Das Verhaltensmuster potenzieller Attentäter hat sich geändert. Die Bundessicherheitsbehörden stellen in einem Sonderbericht Wirtschaftsschutz zu den jüngsten Anschlägen fest: „Bei den angegriffenen Zielen in Paris handelt es sich um klassische „weiche Ziele“, deren Angriff in besonderem Maße geeignet ist, in der Bevölkerung Angst und Schrecken zu verbreiten. Hinsichtlich der Tatbegehung stellt der Einsatz von gleich mehreren Selbstmordattentätern ein Novum für Westeuropa dar.“ Wie können Firmen ihre Mitarbeiter und Standorte zukünftig schützen und mit vergleichbaren Krisensituationen umgehen?
Historisch richteten sich die meisten Terroranschläge gegen ausgewählte Ziele – die der Täterideologie. Insbesondere die in Westeuropa aktiven Terrorgruppen der siebziger und achtziger Jahre führten intensive Diskussionen darüber, wer in ihrem „bewaffneten Kampf“ legitimes Ziel sei – nach der Logik der Täter würden die „richtigen“ Opfer die Sympathie für die Sache steigern, bis politische Legitimität erreicht wäre. Eine Vielzahl unschuldiger Opfer wurde von vielen Gruppen als eher kontraproduktiv betrachtet.
Über den Autor
Christoph Rojahn ist Direktor Forensic bei der Wirtschaftsprüfungsgesellschaft Deloitte & Touche in Hamburg.
Die Pariser Anschläge ähneln denen auf Touristen im Nahen Osten und im asiatischen Raum, wobei scheinbar eine möglichst hohe Opferanzahl im Vordergrund stand. Auch bei den jüngsten Attentaten liegen keine Hinweise darauf vor, dass die Täter ihre Ziele nach speziellen Kriterien ausgewählt hätten, so dass die Vorkommnisse nicht präzise vorhersehbar waren. Die Taten unterscheiden sich insofern grundsätzlich vom Anschlag auf die Redaktion des Satiremagazins "Charlie Hebdo" im Januar 2015. Hier war die Gefährdung der Redaktion bekannt: Die französische Polizei hatte seit der Publikation der Mohammed-Karikaturen 2012 Schutzmaßnahmen eingeleitet, die allerdings nicht für einen Angriff durch mehrere schwer bewaffnete Täter ausreichend waren.

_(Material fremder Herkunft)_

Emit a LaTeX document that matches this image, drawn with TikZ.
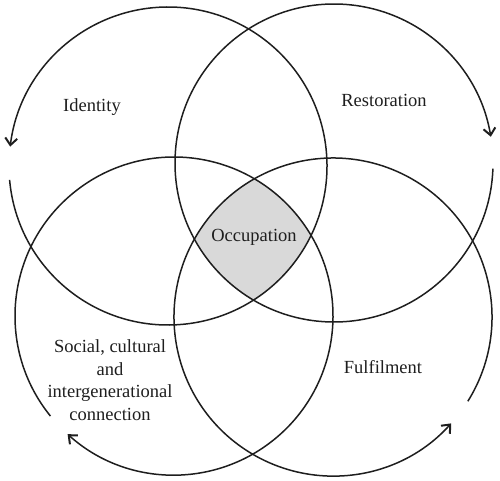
\documentclass[tikz,border=0pt]{standalone}
\usepackage{fontspec}
\setmainfont{Liberation Serif}
\usetikzlibrary{arrows.meta}
\definecolor{ink}{HTML}{1E1E1E}
\definecolor{occfill}{HTML}{D9D9D9}
\tikzset{
  ring/.style={draw=ink, line width=1.5pt, -{Straight Barb[length=7pt,width=12pt,line width=2pt]}},
  lbl/.style={font=\fontsize{18.5}{22.5}\selectfont, text=ink, align=center, inner sep=0pt}
}
\begin{document}
\begin{tikzpicture}[x=1pt,y=1pt]
\useasboundingbox (0,0) rectangle (500,480);
\coordinate (c1) at (168,314);
\coordinate (c2) at (334,317);
\coordinate (c3) at (174,164);
\coordinate (c4) at (333,163);
\def\R{159}
% shaded intersection
\begin{scope}
  \clip (c1) circle[radius=\R];
  \clip (c2) circle[radius=\R];
  \clip (c3) circle[radius=\R];
  \fill[occfill] (c4) circle[radius=\R];
\end{scope}
% circles with gaps and arrows
\draw[ring] ([shift={(185:\R)}]c1) arc[start angle=185, end angle=533, radius=\R];
\draw[ring] ([shift={(-2:\R)}]c2) arc[start angle=-2, end angle=-350.5, radius=\R];
\draw[ring] ([shift={(219:\R)}]c3) arc[start angle=219, end angle=-132, radius=\R];
\draw[ring] ([shift={(-32:\R)}]c4) arc[start angle=-32, end angle=318, radius=\R];
% labels
\node[lbl] (identity) at (92,373) {Identity};
\node[lbl] (restoration) at (384,380) {Restoration};
\node[lbl] (occupation) at (254,243) {Occupation};
\node[lbl] (social) at (110,100) {Social, cultural\\and\\intergenerational\\connection};
\node[lbl] (fulfilment) at (383,113) {Fulfilment};
\end{tikzpicture}
\end{document}
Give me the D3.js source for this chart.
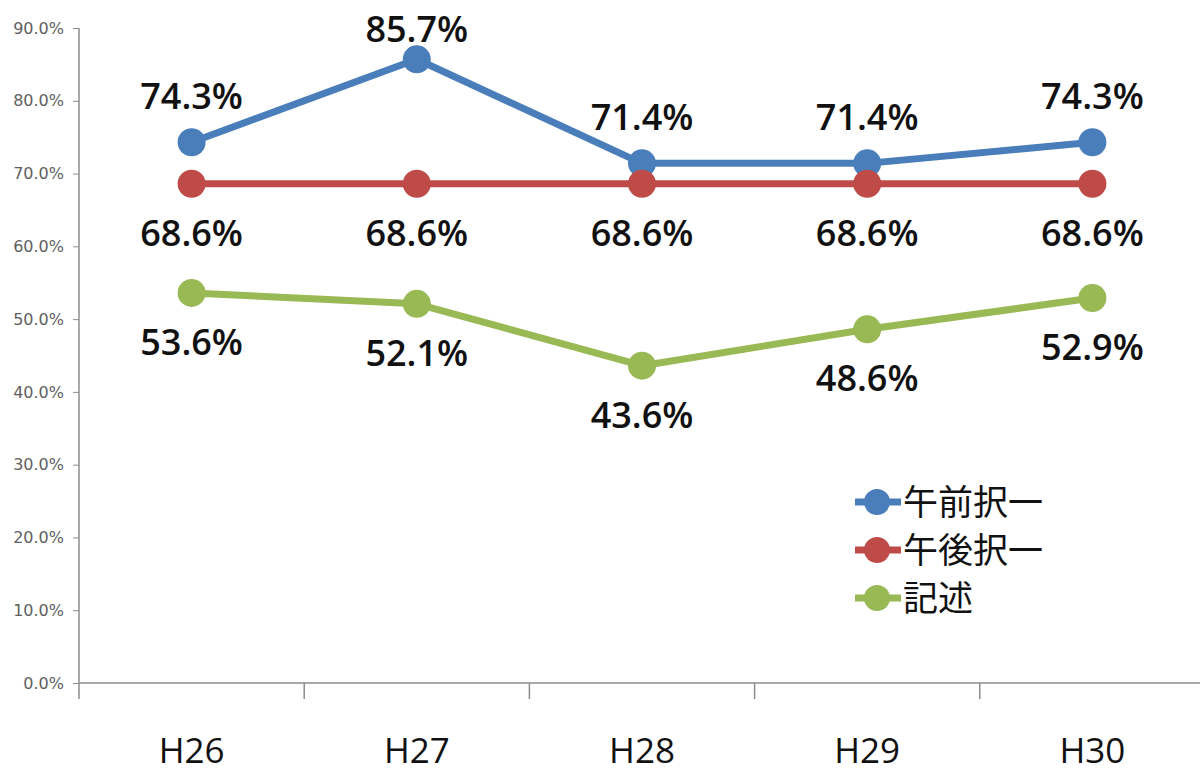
<!DOCTYPE html>
<html lang="ja">
<head>
<meta charset="UTF-8">
<title>午前択一・午後択一・記述</title>
<script src="https://d3js.org/d3.v7.min.js"></script>
<style>
  body { margin: 0; background: #fff; }
  .ylab { font-family: "DejaVu Sans", sans-serif; font-size: 16px; fill: #606060; }
  .xlab { font-family: "Open Sans", sans-serif; font-size: 35px; fill: #111; }
  .dlab { font-family: "Open Sans", sans-serif; font-size: 36px; font-weight: 600; fill: #111; }
  .leg { font-family: "Noto Sans CJK JP", sans-serif; font-size: 35px; fill: #111; }
</style>
</head>
<body>
<div id="chart"></div>
<script>
const years = ["H26", "H27", "H28", "H29", "H30"];
const seriesNames = ["午前択一", "午後択一", "記述"];
const morning = [74.3, 85.7, 71.4, 71.4, 74.3];
const afternoon = [68.6, 68.6, 68.6, 68.6, 68.6];
const written = [53.6, 52.1, 43.6, 48.6, 52.9];
const yTicks = [0, 10, 20, 30, 40, 50, 60, 70, 80, 90];
const colors = ["#4a7ebb", "#be4b48", "#98b954"];

const W = 1200, H = 772;
const svg = d3.select("#chart").append("svg")
  .attr("width", W).attr("height", H);

const x = d3.scaleBand().domain(years).range([79, 1205]);
const y = d3.scaleLinear().domain([0, 90]).range([683, 28]);

// y axis
const yAxis = d3.axisLeft(y).tickValues(yTicks).tickSize(6).tickPadding(9)
  .tickFormat(d => d.toFixed(1) + "%");
const gy = svg.append("g").attr("transform", "translate(79,0)").call(yAxis);
gy.select(".domain").remove();
gy.selectAll("line").attr("stroke", "#8c8c8c");
gy.selectAll("text").attr("class", "ylab").attr("fill", null);
svg.append("line").attr("x1", 79).attr("x2", 79).attr("y1", 28).attr("y2", 699)
  .attr("stroke", "#8c8c8c").attr("stroke-width", 1.5);

// x axis
const gx = svg.append("g").attr("transform", "translate(0,683)");
gx.append("line").attr("x1", 79).attr("x2", 1205).attr("y1", 0).attr("y2", 0)
  .attr("stroke", "#8c8c8c").attr("stroke-width", 1.5);
gx.selectAll("line.tk").data(years.slice(1)).enter().append("line")
  .attr("class", "tk")
  .attr("x1", d => x(d)).attr("x2", d => x(d))
  .attr("y1", 0).attr("y2", 16)
  .attr("stroke", "#8c8c8c").attr("stroke-width", 1.5);
gx.selectAll("text").data(years).enter().append("text")
  .attr("class", "xlab")
  .attr("x", d => x(d) + x.bandwidth() / 2)
  .attr("y", 80)
  .attr("text-anchor", "middle")
  .text(d => d);

const cx = d => x(d) + x.bandwidth() / 2;
const allSeries = [morning, afternoon, written];
const labelOffset = [-33, 62, 62];

const line = d3.line().x((d, i) => cx(years[i])).y(d => y(d));

allSeries.forEach((vals, s) => {
  svg.append("path").datum(vals)
    .attr("d", line)
    .attr("fill", "none")
    .attr("stroke", colors[s])
    .attr("stroke-width", 7)
    .attr("stroke-linejoin", "round");
  svg.selectAll(null).data(vals).enter().append("circle")
    .attr("cx", (d, i) => cx(years[i]))
    .attr("cy", d => y(d))
    .attr("r", 14)
    .attr("fill", colors[s]);
});

// data labels (kept inside the top edge like the spreadsheet does)
allSeries.forEach((vals, s) => {
  svg.selectAll(null).data(vals).enter().append("text")
    .attr("class", "dlab")
    .attr("x", (d, i) => cx(years[i]))
    .attr("y", d => Math.max(y(d) + labelOffset[s], 42))
    .attr("text-anchor", "middle")
    .text(d => d.toFixed(1) + "%");
});

// legend
const leg = svg.append("g").attr("transform", "translate(855,502)");
seriesNames.forEach((name, i) => {
  const g = leg.append("g").attr("transform", `translate(0,${i * 48})`);
  g.append("line").attr("x1", 0).attr("x2", 46).attr("y1", 0).attr("y2", 0)
    .attr("stroke", colors[i]).attr("stroke-width", 7);
  g.append("circle").attr("cx", 22).attr("cy", 0).attr("r", 13).attr("fill", colors[i]);
  g.append("text").attr("class", "leg").attr("x", 48).attr("y", 13).text(name);
});
</script>
</body>
</html>
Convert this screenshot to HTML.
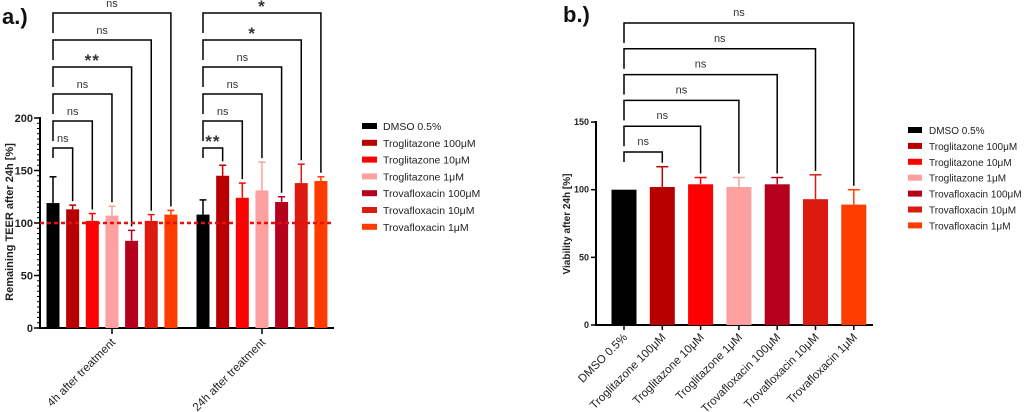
<!DOCTYPE html>
<html><head><meta charset="utf-8"><style>
body{margin:0;background:#fff;width:1024px;height:412px;overflow:hidden}
svg{display:block;font-family:"Liberation Sans",sans-serif}
</style></head><body>
<svg id="s" width="1024" height="412" viewBox="0 0 1024 412"></svg>
<script>
const names=["DMSO 0.5%","Troglitazone 100μM","Troglitazone 10μM","Troglitazone 1μM","Trovafloxacin 100μM","Trovafloxacin 10μM","Trovafloxacin 1μM"];
const colors=["#000000","#b80000","#ff0000","#ffa0a0","#b5001e","#dd1a10","#ff3c00"];
const groupsA=["4h after treatment","24h after treatment"];
const meanA1=[119,113,102,107,83,102,108];
const errA1=[25,4,7,9,10,6,4];
const meanA2=[108,145,124,131,120,138,140];
const errA2=[14,10,14,27,5,18,4];
const sigA1=["ns","ns","ns","**","ns","ns"];
const sigA2=["**","ns","ns","ns","*","*"];
const ticksA=[0,50,100,150,200];
const meanB=[100,102,104,102,104,93,89];
const errB=[0,15,5,7,5,18,11];
const sigB=["ns","ns","ns","ns","ns","ns"];
const ticksB=[0,50,100,150];

const S=document.getElementById('s');const NS="http://www.w3.org/2000/svg";
function el(t,a,txt){const e=document.createElementNS(NS,t);for(const k in a)e.setAttribute(k,a[k]);if(txt!==undefined)e.textContent=txt;S.appendChild(e);return e;}
function sigText(x,y,s){const star=s.indexOf('*')>=0;
 return el('text',{x:x,y:star?y+5:y,'font-size':star?17:11,'font-weight':star?'bold':'normal','text-anchor':'middle',fill:'#333','letter-spacing':star?1:0},s);}

// ---- chart a ----
const yA=v=>328-v*1.05;
const xA=(g,i)=>53+g*150+i*19.65;
let e;
e=el('text',{x:2,y:24,'font-size':22,'font-weight':'bold',fill:'#111'},'a.)');

e=el('line',{x1:40,y1:117,x2:40,y2:328.5,stroke:'#000','stroke-width':2});

e=el('line',{x1:39,y1:328,x2:334,y2:328,stroke:'#000','stroke-width':2});

for(let v=0;v<=200;v+=5){el('line',{x1:37,y1:yA(v),x2:40,y2:yA(v),stroke:'#000','stroke-width':1});}
ticksA.forEach(v=>{el('line',{x1:34,y1:yA(v),x2:40,y2:yA(v),stroke:'#000','stroke-width':1.5});
 e=el('text',{x:33,y:yA(v)+4,'font-size':11,'font-weight':'bold','text-anchor':'end',fill:'#222'},v);
 });
e=el('text',{x:13,y:222,'font-size':11,'font-weight':'bold',fill:'#222',transform:'rotate(-90 13 222)','text-anchor':'middle'},'Remaining  TEER after 24h [%]');

groupsA.forEach((g,gi)=>{const cx=112+gi*150;
 el('line',{x1:cx,y1:328,x2:cx,y2:334,stroke:'#000','stroke-width':1.5});
 e=el('text',{x:cx+4,y:343,'font-size':11.5,fill:'#222','text-anchor':'end',transform:`rotate(-45 ${cx+4} 343)`},g);
 });
[[meanA1,errA1,sigA1],[meanA2,errA2,sigA2]].forEach(([m,er,sg],gi)=>{
 m.forEach((v,i)=>{const x=xA(gi,i),c=colors[i];
  e=el('rect',{x:x-6.5,y:yA(v),width:13,height:328-yA(v),fill:c});
  
  el('line',{x1:x,y1:yA(v),x2:x,y2:yA(v+er[i]),stroke:c,'stroke-width':1.5});
  el('line',{x1:x-3.5,y1:yA(v+er[i]),x2:x+3.5,y2:yA(v+er[i]),stroke:c,'stroke-width':1.5});
 });
 sg.forEach((s,k)=>{const by=148-k*27,x0=xA(gi,0),x1=xA(gi,k+1),tgt=yA(m[k+1]+er[k+1])-4;
  const ly=k==0?by+10:by+20;
  e=el('path',{d:`M${x0} ${ly}V${by}H${x1}V${tgt}`,fill:'none',stroke:'#000','stroke-width':1.5});
  
  e=sigText((x0+x1)/2,by-6,s);
  
 });
});
e=el('line',{x1:40,y1:yA(100),x2:334,y2:yA(100),stroke:'#e41010','stroke-width':2.5,'stroke-dasharray':'4,3'});

names.forEach((n,i)=>{const y=126+i*16.8;
 e=el('rect',{x:362,y:y-3,width:15,height:6,fill:colors[i]});
 
 e=el('text',{x:383,y:y+4,'font-size':10.5,fill:'#222'},n);
 });

// ---- chart b ----
const yB=v=>325-v*1.353;
const xB=i=>624+i*38.3;
e=el('text',{x:563,y:22,'font-size':22,'font-weight':'bold',fill:'#111'},'b.)');

e=el('line',{x1:596,y1:121,x2:596,y2:325.5,stroke:'#000','stroke-width':2});

e=el('line',{x1:595,y1:325,x2:873,y2:325,stroke:'#000','stroke-width':2});

ticksB.forEach(v=>{el('line',{x1:591,y1:yB(v),x2:596,y2:yB(v),stroke:'#000','stroke-width':1.5});
 e=el('text',{x:589,y:yB(v)+3,'font-size':9,'font-weight':'bold','text-anchor':'end',fill:'#222'},v);
 });
e=el('text',{x:570,y:224,'font-size':10,'font-weight':'bold',fill:'#222',transform:'rotate(-90 570 224)','text-anchor':'middle'},'Viability after 24h [%]');

meanB.forEach((v,i)=>{const x=xB(i),c=colors[i];
 e=el('rect',{x:x-12.5,y:yB(v),width:25,height:325-yB(v),fill:c});
 
 if(errB[i]>0){el('line',{x1:x,y1:yB(v),x2:x,y2:yB(v+errB[i]),stroke:c,'stroke-width':1.5});
 el('line',{x1:x-6,y1:yB(v+errB[i]),x2:x+6,y2:yB(v+errB[i]),stroke:c,'stroke-width':1.5});}
 el('line',{x1:x,y1:325,x2:x,y2:330,stroke:'#000','stroke-width':1.5});
 e=el('text',{x:x+4,y:338,'font-size':11.5,fill:'#222','text-anchor':'end',transform:`rotate(-45 ${x+4} 338)`},names[i]);
 });
sigB.forEach((s,k)=>{const by=152-k*25.8,x0=xB(0),x1=xB(k+1),tgt=yB(meanB[k+1]+errB[k+1])-4;
 const ly=k==0?by+10:by+20;
 e=el('path',{d:`M${x0} ${ly}V${by}H${x1}V${tgt}`,fill:'none',stroke:'#000','stroke-width':1.5});
 
 e=sigText((x0+x1)/2,by-7,s);
 });
names.forEach((n,i)=>{const y=130+i*15.9;
 e=el('rect',{x:908,y:y-3,width:14,height:6,fill:colors[i]});
 
 e=el('text',{x:929,y:y+4,'font-size':10,fill:'#222'},n);
 });
</script>
</body></html>
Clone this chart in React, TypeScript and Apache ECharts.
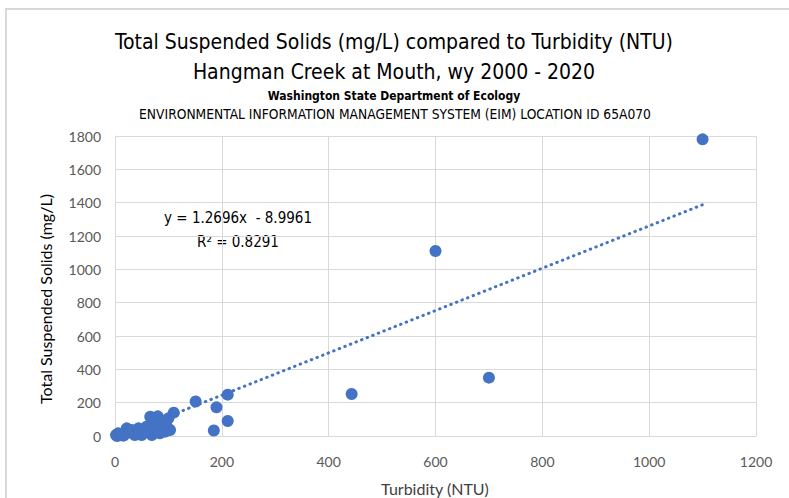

Firmen achten vor allem auf die Prävention
Islamistische Attentäter haben jedoch bislang, abgesehen von der "Charlie Hebdo"-Redaktion, keine westeuropäischen Unternehmen gezielt angegriffen. Dennoch ist anzunehmen, dass Angriffsmuster zukünftig variieren werden und Risiken schwieriger vorhersehbar sind. Das stellt Konzernsicherheitsabteilungen vor die grundsätzliche Frage, inwieweit vorhandene Maßnahmen zum Schutz von Mitarbeitern und Standorten geeignet sind, diesen Gefahren zu begegnen.
Viele Firmen haben ihre bisherige Vorgehensweise überwiegend auf Kriminalitätsprävention und -bekämpfung ausgerichtet. Unternehmenssicherheit zielt im Sinne der Drei-Stufen-Prävention, frühestmöglicher Entdeckung und Reduzierung der negativen Auswirkungen darauf ab, Kriminellen die Tat zu erschweren. Das Entdeckungsrisiko soll so weit wie möglich erhöht (und damit abschrecken) und die Auswirkungen auf das Unternehmen begrenzt werden.





Die Erfahrung zeigt, dass sich durch Maßnahmenkombination die Gefahr für Mitarbeiter und Unternehmenswerte in vielen Fällen wirksam reduzieren lässt. Voraussetzung für einen effektiven und effizienten Schutz von Firmen und ihren Mitarbeitern ist allerdings, dass potentielle Täter rational vorgehen, indem sie lediglich bestimmte (leitende) Mitarbeiter oder finanziell attraktive Unternehmenswerte angreifen, und gleichzeitig nach der Tat entkommen wollen. Bei den großangelegten Anschlägen islamistischer Täter waren diese Einschränkungen aber anscheinend nicht gegeben. Das Verhalten der Pariser Täter deutet darauf hin, dass diese von vornherein davon ausgingen, von Sicherheitskräften gestellt zu werden.